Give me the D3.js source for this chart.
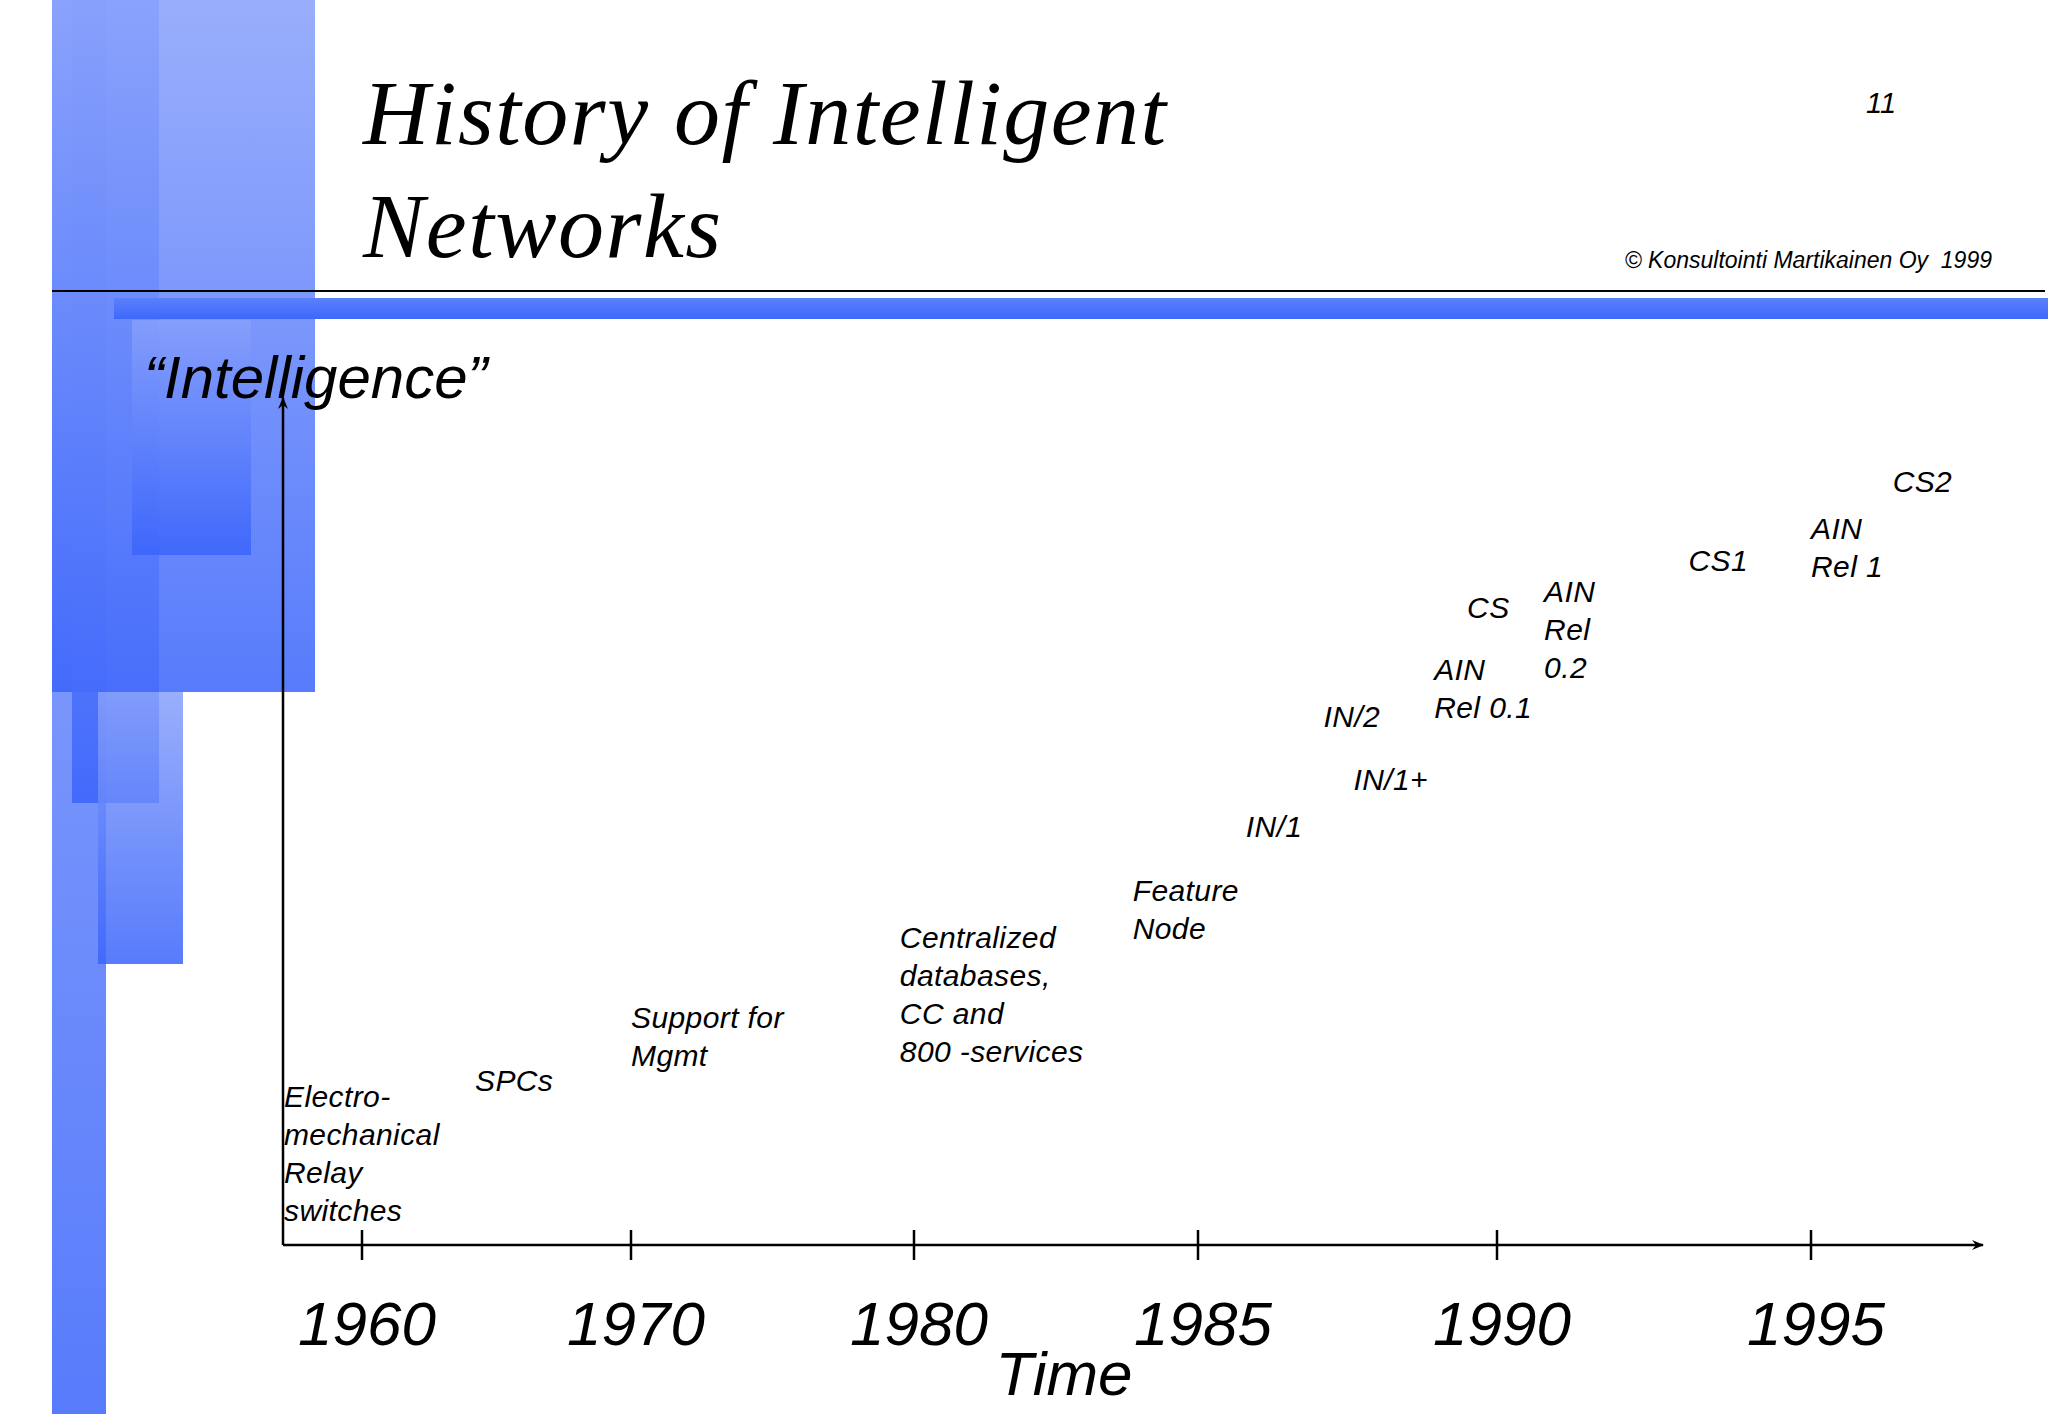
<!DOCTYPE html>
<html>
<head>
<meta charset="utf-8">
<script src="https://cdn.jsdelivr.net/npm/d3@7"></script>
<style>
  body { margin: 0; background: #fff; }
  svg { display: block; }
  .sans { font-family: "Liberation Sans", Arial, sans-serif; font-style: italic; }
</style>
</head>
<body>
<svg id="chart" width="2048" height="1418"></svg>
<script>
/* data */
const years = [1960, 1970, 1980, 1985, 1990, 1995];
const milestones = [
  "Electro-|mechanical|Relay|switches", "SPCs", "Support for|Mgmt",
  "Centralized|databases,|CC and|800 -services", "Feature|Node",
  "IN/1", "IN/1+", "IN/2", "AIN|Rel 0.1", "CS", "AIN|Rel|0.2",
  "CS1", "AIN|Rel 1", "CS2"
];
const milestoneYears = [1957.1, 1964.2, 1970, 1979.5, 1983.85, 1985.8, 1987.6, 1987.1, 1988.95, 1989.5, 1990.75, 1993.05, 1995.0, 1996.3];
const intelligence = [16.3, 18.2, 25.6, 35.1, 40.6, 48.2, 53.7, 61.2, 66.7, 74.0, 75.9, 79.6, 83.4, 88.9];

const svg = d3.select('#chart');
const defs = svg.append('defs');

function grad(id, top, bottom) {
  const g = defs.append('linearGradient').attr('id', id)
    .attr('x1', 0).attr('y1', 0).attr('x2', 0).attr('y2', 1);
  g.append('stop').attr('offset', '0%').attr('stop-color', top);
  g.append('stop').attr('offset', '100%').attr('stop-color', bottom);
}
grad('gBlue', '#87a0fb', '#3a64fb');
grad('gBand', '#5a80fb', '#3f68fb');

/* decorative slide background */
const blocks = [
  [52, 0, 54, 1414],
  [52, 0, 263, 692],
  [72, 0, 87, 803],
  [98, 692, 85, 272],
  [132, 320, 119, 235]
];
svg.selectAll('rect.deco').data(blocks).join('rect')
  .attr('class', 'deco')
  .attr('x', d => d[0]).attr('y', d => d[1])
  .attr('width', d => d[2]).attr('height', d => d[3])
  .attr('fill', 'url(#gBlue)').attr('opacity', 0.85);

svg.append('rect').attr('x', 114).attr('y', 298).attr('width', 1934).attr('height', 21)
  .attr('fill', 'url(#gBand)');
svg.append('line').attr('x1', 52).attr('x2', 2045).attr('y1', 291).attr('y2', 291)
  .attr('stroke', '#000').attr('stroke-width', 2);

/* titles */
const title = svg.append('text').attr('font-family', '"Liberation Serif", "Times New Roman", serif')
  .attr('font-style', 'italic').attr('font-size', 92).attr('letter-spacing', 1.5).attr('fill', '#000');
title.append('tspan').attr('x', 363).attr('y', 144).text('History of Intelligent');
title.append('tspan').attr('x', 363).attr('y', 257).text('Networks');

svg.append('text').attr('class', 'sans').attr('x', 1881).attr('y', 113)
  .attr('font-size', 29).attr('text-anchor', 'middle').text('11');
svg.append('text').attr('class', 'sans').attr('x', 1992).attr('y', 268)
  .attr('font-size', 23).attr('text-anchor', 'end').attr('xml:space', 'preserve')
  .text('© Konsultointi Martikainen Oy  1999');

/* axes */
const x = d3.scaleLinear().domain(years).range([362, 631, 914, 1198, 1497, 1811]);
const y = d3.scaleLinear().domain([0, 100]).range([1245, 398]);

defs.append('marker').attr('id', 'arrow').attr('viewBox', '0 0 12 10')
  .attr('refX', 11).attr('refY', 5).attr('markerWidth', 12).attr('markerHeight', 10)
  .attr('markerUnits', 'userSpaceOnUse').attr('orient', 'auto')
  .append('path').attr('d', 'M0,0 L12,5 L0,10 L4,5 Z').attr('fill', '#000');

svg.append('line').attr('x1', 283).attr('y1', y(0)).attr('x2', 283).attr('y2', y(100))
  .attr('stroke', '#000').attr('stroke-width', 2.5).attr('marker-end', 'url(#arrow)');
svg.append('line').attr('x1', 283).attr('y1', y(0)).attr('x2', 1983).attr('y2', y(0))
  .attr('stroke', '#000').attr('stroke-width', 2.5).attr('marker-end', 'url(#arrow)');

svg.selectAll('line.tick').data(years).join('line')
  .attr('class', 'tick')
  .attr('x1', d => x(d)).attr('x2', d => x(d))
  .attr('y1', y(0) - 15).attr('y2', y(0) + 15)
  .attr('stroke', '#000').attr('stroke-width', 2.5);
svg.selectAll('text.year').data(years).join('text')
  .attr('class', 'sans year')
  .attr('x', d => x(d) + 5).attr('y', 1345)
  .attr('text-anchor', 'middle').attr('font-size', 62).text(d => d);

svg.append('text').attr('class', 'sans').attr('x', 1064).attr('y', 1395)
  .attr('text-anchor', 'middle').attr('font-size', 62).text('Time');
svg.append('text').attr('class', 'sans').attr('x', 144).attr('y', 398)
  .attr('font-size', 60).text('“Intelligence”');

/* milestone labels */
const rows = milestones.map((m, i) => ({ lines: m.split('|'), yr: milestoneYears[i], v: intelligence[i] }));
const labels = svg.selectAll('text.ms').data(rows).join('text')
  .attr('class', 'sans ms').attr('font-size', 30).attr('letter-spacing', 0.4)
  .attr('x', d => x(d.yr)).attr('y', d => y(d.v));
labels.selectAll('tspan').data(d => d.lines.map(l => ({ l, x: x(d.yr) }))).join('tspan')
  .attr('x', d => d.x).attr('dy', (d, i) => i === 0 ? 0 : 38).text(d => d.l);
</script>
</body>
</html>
□ □ □ □ □
## Written exercise
Without the pictures, repeat the listing above exactly.

## Solved exercise
Give me the D3.js source for this chart.
<!DOCTYPE html>
<html>
<head>
<meta charset="utf-8">
<script src="https://cdn.jsdelivr.net/npm/d3@7"></script>
<style>
  body { margin: 0; background: #fff; }
  svg { display: block; }
  .sans { font-family: "Liberation Sans", Arial, sans-serif; font-style: italic; }
</style>
</head>
<body>
<svg id="chart" width="2048" height="1418"></svg>
<script>
/* data */
const years = [1960, 1970, 1980, 1985, 1990, 1995];
const milestones = [
  "Electro-|mechanical|Relay|switches", "SPCs", "Support for|Mgmt",
  "Centralized|databases,|CC and|800 -services", "Feature|Node",
  "IN/1", "IN/1+", "IN/2", "AIN|Rel 0.1", "CS", "AIN|Rel|0.2",
  "CS1", "AIN|Rel 1", "CS2"
];
const milestoneYears = [1957.1, 1964.2, 1970, 1979.5, 1983.85, 1985.8, 1987.6, 1987.1, 1988.95, 1989.5, 1990.75, 1993.05, 1995.0, 1996.3];
const intelligence = [16.3, 18.2, 25.6, 35.1, 40.6, 48.2, 53.7, 61.2, 66.7, 74.0, 75.9, 79.6, 83.4, 88.9];

const svg = d3.select('#chart');
const defs = svg.append('defs');

function grad(id, top, bottom) {
  const g = defs.append('linearGradient').attr('id', id)
    .attr('x1', 0).attr('y1', 0).attr('x2', 0).attr('y2', 1);
  g.append('stop').attr('offset', '0%').attr('stop-color', top);
  g.append('stop').attr('offset', '100%').attr('stop-color', bottom);
}
grad('gBlue', '#87a0fb', '#3a64fb');
grad('gBand', '#5a80fb', '#3f68fb');

/* decorative slide background */
const blocks = [
  [52, 0, 54, 1414],
  [52, 0, 263, 692],
  [72, 0, 87, 803],
  [98, 692, 85, 272],
  [132, 320, 119, 235]
];
svg.selectAll('rect.deco').data(blocks).join('rect')
  .attr('class', 'deco')
  .attr('x', d => d[0]).attr('y', d => d[1])
  .attr('width', d => d[2]).attr('height', d => d[3])
  .attr('fill', 'url(#gBlue)').attr('opacity', 0.85);

svg.append('rect').attr('x', 114).attr('y', 298).attr('width', 1934).attr('height', 21)
  .attr('fill', 'url(#gBand)');
svg.append('line').attr('x1', 52).attr('x2', 2045).attr('y1', 291).attr('y2', 291)
  .attr('stroke', '#000').attr('stroke-width', 2);

/* titles */
const title = svg.append('text').attr('font-family', '"Liberation Serif", "Times New Roman", serif')
  .attr('font-style', 'italic').attr('font-size', 92).attr('letter-spacing', 1.5).attr('fill', '#000');
title.append('tspan').attr('x', 363).attr('y', 144).text('History of Intelligent');
title.append('tspan').attr('x', 363).attr('y', 257).text('Networks');

svg.append('text').attr('class', 'sans').attr('x', 1881).attr('y', 113)
  .attr('font-size', 29).attr('text-anchor', 'middle').text('11');
svg.append('text').attr('class', 'sans').attr('x', 1992).attr('y', 268)
  .attr('font-size', 23).attr('text-anchor', 'end').attr('xml:space', 'preserve')
  .text('© Konsultointi Martikainen Oy  1999');

/* axes */
const x = d3.scaleLinear().domain(years).range([362, 631, 914, 1198, 1497, 1811]);
const y = d3.scaleLinear().domain([0, 100]).range([1245, 398]);

defs.append('marker').attr('id', 'arrow').attr('viewBox', '0 0 12 10')
  .attr('refX', 11).attr('refY', 5).attr('markerWidth', 12).attr('markerHeight', 10)
  .attr('markerUnits', 'userSpaceOnUse').attr('orient', 'auto')
  .append('path').attr('d', 'M0,0 L12,5 L0,10 L4,5 Z').attr('fill', '#000');

svg.append('line').attr('x1', 283).attr('y1', y(0)).attr('x2', 283).attr('y2', y(100))
  .attr('stroke', '#000').attr('stroke-width', 2.5).attr('marker-end', 'url(#arrow)');
svg.append('line').attr('x1', 283).attr('y1', y(0)).attr('x2', 1983).attr('y2', y(0))
  .attr('stroke', '#000').attr('stroke-width', 2.5).attr('marker-end', 'url(#arrow)');

svg.selectAll('line.tick').data(years).join('line')
  .attr('class', 'tick')
  .attr('x1', d => x(d)).attr('x2', d => x(d))
  .attr('y1', y(0) - 15).attr('y2', y(0) + 15)
  .attr('stroke', '#000').attr('stroke-width', 2.5);
svg.selectAll('text.year').data(years).join('text')
  .attr('class', 'sans year')
  .attr('x', d => x(d) + 5).attr('y', 1345)
  .attr('text-anchor', 'middle').attr('font-size', 62).text(d => d);

svg.append('text').attr('class', 'sans').attr('x', 1064).attr('y', 1395)
  .attr('text-anchor', 'middle').attr('font-size', 62).text('Time');
svg.append('text').attr('class', 'sans').attr('x', 144).attr('y', 398)
  .attr('font-size', 60).text('“Intelligence”');

/* milestone labels */
const rows = milestones.map((m, i) => ({ lines: m.split('|'), yr: milestoneYears[i], v: intelligence[i] }));
const labels = svg.selectAll('text.ms').data(rows).join('text')
  .attr('class', 'sans ms').attr('font-size', 30).attr('letter-spacing', 0.4)
  .attr('x', d => x(d.yr)).attr('y', d => y(d.v));
labels.selectAll('tspan').data(d => d.lines.map(l => ({ l, x: x(d.yr) }))).join('tspan')
  .attr('x', d => d.x).attr('dy', (d, i) => i === 0 ? 0 : 38).text(d => d.l);
</script>
</body>
</html>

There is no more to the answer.